**Problem statement**. Pick out each line of the records in which the word "image" appears.

**Exercise materials**.
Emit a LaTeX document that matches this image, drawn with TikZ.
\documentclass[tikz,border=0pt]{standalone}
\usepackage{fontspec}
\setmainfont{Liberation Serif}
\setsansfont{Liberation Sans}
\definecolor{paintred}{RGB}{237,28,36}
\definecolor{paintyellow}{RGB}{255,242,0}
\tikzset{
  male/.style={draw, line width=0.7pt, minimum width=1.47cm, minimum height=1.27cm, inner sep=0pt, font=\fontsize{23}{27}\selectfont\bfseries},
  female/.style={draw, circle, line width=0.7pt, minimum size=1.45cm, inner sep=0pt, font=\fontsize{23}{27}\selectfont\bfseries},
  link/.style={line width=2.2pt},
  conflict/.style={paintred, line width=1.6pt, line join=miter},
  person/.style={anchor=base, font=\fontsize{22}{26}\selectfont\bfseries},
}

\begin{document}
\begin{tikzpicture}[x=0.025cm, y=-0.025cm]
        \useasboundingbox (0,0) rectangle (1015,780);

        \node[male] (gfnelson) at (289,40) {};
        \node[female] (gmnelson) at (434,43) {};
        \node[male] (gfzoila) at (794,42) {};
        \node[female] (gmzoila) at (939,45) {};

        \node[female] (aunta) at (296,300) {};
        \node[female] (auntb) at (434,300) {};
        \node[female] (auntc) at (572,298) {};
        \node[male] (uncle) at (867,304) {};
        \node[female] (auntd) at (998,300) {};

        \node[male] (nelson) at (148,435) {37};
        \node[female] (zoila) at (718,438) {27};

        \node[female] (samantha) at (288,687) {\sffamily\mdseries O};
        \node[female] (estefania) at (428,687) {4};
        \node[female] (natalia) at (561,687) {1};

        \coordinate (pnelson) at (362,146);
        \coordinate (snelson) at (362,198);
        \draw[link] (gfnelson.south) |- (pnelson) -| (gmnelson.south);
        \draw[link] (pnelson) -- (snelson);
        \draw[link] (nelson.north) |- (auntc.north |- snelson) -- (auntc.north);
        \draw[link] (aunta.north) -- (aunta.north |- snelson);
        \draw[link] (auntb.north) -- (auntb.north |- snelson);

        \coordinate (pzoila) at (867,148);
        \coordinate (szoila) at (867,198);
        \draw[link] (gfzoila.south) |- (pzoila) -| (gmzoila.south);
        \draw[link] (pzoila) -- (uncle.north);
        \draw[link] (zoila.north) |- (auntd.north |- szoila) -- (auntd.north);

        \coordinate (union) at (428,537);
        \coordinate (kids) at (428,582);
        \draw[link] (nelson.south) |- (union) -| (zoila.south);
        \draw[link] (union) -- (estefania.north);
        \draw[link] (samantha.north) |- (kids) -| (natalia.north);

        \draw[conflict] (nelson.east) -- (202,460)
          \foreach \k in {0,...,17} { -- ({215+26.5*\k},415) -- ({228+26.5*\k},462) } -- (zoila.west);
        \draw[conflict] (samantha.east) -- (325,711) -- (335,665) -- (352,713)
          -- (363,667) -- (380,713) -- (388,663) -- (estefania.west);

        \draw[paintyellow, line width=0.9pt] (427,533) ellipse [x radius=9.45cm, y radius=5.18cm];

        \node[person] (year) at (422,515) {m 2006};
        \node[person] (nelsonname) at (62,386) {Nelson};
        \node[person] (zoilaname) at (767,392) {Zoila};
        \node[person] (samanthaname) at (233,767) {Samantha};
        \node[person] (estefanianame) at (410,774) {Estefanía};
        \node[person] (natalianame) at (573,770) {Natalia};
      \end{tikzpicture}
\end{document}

---

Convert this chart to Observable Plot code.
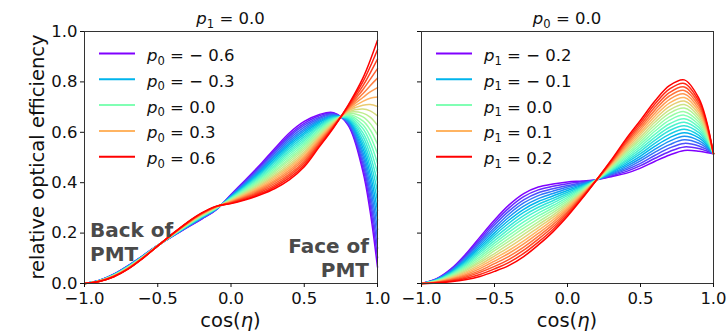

---

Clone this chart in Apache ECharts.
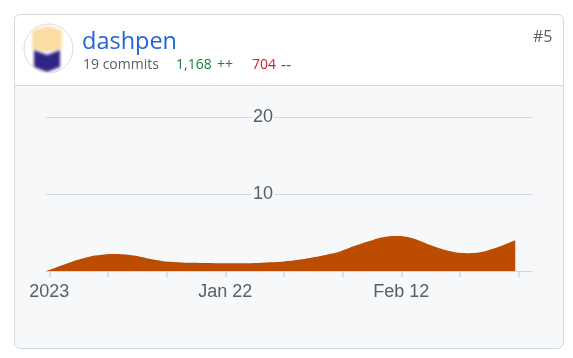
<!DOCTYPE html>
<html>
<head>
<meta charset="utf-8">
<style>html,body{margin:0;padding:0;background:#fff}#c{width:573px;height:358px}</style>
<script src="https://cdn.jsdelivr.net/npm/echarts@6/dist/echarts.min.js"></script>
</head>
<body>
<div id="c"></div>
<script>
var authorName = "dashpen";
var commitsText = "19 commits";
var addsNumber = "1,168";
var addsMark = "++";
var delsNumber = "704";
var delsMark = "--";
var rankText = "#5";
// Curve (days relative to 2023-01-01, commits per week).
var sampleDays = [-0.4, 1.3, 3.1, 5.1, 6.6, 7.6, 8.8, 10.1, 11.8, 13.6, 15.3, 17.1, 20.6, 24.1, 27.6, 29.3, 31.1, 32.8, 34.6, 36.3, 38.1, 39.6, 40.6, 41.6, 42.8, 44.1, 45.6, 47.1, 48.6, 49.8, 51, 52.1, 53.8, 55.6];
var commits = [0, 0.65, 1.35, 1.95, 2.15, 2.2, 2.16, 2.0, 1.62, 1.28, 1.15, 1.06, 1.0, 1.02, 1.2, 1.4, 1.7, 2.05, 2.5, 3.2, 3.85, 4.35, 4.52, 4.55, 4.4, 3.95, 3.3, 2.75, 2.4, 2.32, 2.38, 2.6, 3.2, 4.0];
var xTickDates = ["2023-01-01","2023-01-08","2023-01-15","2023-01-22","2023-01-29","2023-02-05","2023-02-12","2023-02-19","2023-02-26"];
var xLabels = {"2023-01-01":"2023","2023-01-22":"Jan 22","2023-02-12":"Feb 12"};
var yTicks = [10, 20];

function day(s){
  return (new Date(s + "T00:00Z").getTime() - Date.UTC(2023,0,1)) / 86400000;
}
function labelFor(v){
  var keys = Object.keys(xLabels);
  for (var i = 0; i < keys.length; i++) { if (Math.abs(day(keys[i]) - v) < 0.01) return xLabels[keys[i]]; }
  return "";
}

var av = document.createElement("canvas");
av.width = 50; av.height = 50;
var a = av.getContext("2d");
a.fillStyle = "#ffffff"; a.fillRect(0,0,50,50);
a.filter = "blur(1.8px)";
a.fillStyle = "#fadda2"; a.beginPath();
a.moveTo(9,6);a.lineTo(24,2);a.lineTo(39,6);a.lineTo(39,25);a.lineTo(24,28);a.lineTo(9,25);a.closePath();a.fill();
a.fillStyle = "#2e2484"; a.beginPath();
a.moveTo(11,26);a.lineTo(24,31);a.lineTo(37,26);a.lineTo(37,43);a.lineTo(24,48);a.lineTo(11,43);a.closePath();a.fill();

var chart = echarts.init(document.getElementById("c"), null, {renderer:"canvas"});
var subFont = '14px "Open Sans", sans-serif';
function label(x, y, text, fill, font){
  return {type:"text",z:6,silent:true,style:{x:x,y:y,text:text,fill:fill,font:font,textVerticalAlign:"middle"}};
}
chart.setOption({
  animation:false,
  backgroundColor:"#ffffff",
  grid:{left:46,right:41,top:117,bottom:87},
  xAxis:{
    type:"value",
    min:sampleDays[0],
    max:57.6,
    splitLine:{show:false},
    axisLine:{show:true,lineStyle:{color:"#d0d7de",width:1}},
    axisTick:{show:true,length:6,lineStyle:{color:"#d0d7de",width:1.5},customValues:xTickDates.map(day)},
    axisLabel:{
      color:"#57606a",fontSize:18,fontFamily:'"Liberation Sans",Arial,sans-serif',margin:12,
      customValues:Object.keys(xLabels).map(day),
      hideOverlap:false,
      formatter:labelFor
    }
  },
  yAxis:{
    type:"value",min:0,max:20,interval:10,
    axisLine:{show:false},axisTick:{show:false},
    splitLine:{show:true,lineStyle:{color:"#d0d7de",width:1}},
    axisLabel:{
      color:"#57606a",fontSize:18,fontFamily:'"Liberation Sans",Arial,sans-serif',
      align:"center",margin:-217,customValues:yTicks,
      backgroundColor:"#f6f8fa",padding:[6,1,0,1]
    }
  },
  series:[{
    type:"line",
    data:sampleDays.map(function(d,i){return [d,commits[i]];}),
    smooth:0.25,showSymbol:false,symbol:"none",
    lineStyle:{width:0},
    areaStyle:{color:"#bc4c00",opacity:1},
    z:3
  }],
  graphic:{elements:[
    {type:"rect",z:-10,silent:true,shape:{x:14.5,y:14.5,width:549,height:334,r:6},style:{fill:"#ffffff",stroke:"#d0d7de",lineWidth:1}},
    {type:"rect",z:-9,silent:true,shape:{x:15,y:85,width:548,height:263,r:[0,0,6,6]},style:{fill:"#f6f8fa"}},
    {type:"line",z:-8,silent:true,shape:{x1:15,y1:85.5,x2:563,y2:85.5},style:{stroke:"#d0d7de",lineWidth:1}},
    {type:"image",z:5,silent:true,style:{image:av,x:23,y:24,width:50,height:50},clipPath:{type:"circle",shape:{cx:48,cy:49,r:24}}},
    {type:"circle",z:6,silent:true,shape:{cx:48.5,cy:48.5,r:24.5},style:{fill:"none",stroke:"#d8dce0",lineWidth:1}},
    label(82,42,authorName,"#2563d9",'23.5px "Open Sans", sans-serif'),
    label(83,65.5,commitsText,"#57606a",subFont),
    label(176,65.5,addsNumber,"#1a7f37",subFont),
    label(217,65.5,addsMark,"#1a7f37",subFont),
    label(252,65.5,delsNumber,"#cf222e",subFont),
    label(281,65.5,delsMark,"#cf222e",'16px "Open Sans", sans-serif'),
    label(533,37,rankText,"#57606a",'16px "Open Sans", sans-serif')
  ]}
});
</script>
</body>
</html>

**Answer to this problem**.
Emit a LaTeX document that matches this image, drawn with TikZ.
    {type:"image",z:5,silent:true,style:{image:av,x:23,y:24,width:50,height:50},clipPath:{type:"circle",shape:{cx:48,cy:49,r:24}}},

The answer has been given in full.